Quantcast
Prosthetic Head, CC BY-SA 4.0 <https://creativecommons.org/licenses/by-sa/4.0>, via Wikimedia Commons

British-U.S. team evaluates computational methods vs. fragment screening for drug discovery

Designing new drugs that can target specific diseases is a challenging but crucial task for preventing and treating human diseases.


Marjorie Hecht
Jun 20, 2022

Designing new drugs is a challenging but crucial task for preventing and treating human diseases.

The basic method is to search for molecules that will activate or deactivate a biological molecule (e.g. a protein) by binding to it and thereby provide benefit to the patient. An important technique in the drug discovery process is fragment screening, where molecules with low molecular weight are tested to see how they bind to proteins.

This process needs to be high throughput in order to provide the largest possible number of molecular candidates for further testing and development. ITC, SPR, and NMR are all great biophysical techniques that have been used historically for fragment screening, but they are not high-throughput. X-ray crystallography remains the leading approach in the field but it still suffers from a number of issues.

Due to problems with physical techniques, computational modeling has become essential for the whole drug discovery pipeline. 

Now a team of researchers from the United States and the United Kingdom has devised and carried out an evaluation on the use of computational methods. Their work appears in the Journal of Computer-Aided Molecular Design, April 15.

The computational challenge

The Statistical Assessment of Proteins and Ligands, known as SAMPL is an international collaboration in which industrial or academic participants use computational trials to predict the results of experiments in a fully blinded fashion. In this way there can be an objective assessment of the efficacy of computational vs. physical fragment screening methods. The SAMPL participants have been evaluating many physical and chemical properties involved in drug design since 2008.

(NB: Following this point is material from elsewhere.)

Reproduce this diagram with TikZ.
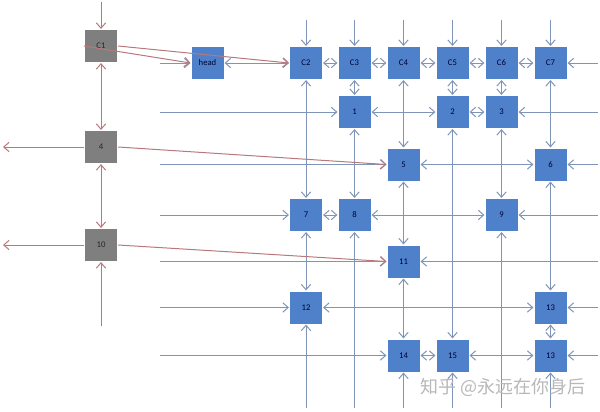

This is the first SAMPL challenge in which the research team performed fragment screening for a particular protein called PHIP (human pleckstrin homology domain interacting protein) and used their results to evaluate computational methods. The researchers used crystallographic fragment screening to look for binding sites.

PHIP2 is known to be involved with the insulin signaling pathway and other functions, and is potentially involved in causing tumors. The researchers found "52 different fragments bound across four distinct sites, 47 of which were bound to the pharmacologically relevant acetylated lysine [Kac] binding site."

They then set up a three-stage SAMPL challenge for participants around the world to use computational methods to predict the results of the team's screening experiments. This challenge is known as SAMPL7.

In Stage 1 of the challenge, the researchers gave participants one month to categorize binders from non-binders using computational analysis. Laboratories in China, Japan, Spain, and the United Kingdom participated.

Stage 2 followed up the first stage, and involved prediction of binding poses for the known binders. Stage 3 involved "suggestions of follow-up molecules that might improve affinity." This last stage, they note, was interrupted by the COVID-19 pandemic because funds had to be diverted.

Challenge results

The results of SAMPL7 demonstrated that for these types of fragment screening computational methods still have a ways to go.

The researchers report computational methods are "better suited for larger, drug-like molecules and there is a general lack of prospective and validation/evaluation in fragment space."

"All stages of this SAMPL edition were clearly challenging," the researchers write. They note some of the factors that may have accounted for the "relatively poor performance" of the computational analyses, including the small number of submissions and the short time periods for the challenge. They also suggest areas for improvement in computational prediction, including more attention to water molecules and molecular dynamics.

------

H. Grosjean et al., SAMPL7 protein-ligand challenge: A community-wide evaluation of computational methods against fragment screening and pose-prediction, Journal of Computer-Aided Molecular Design, April 15, 2022.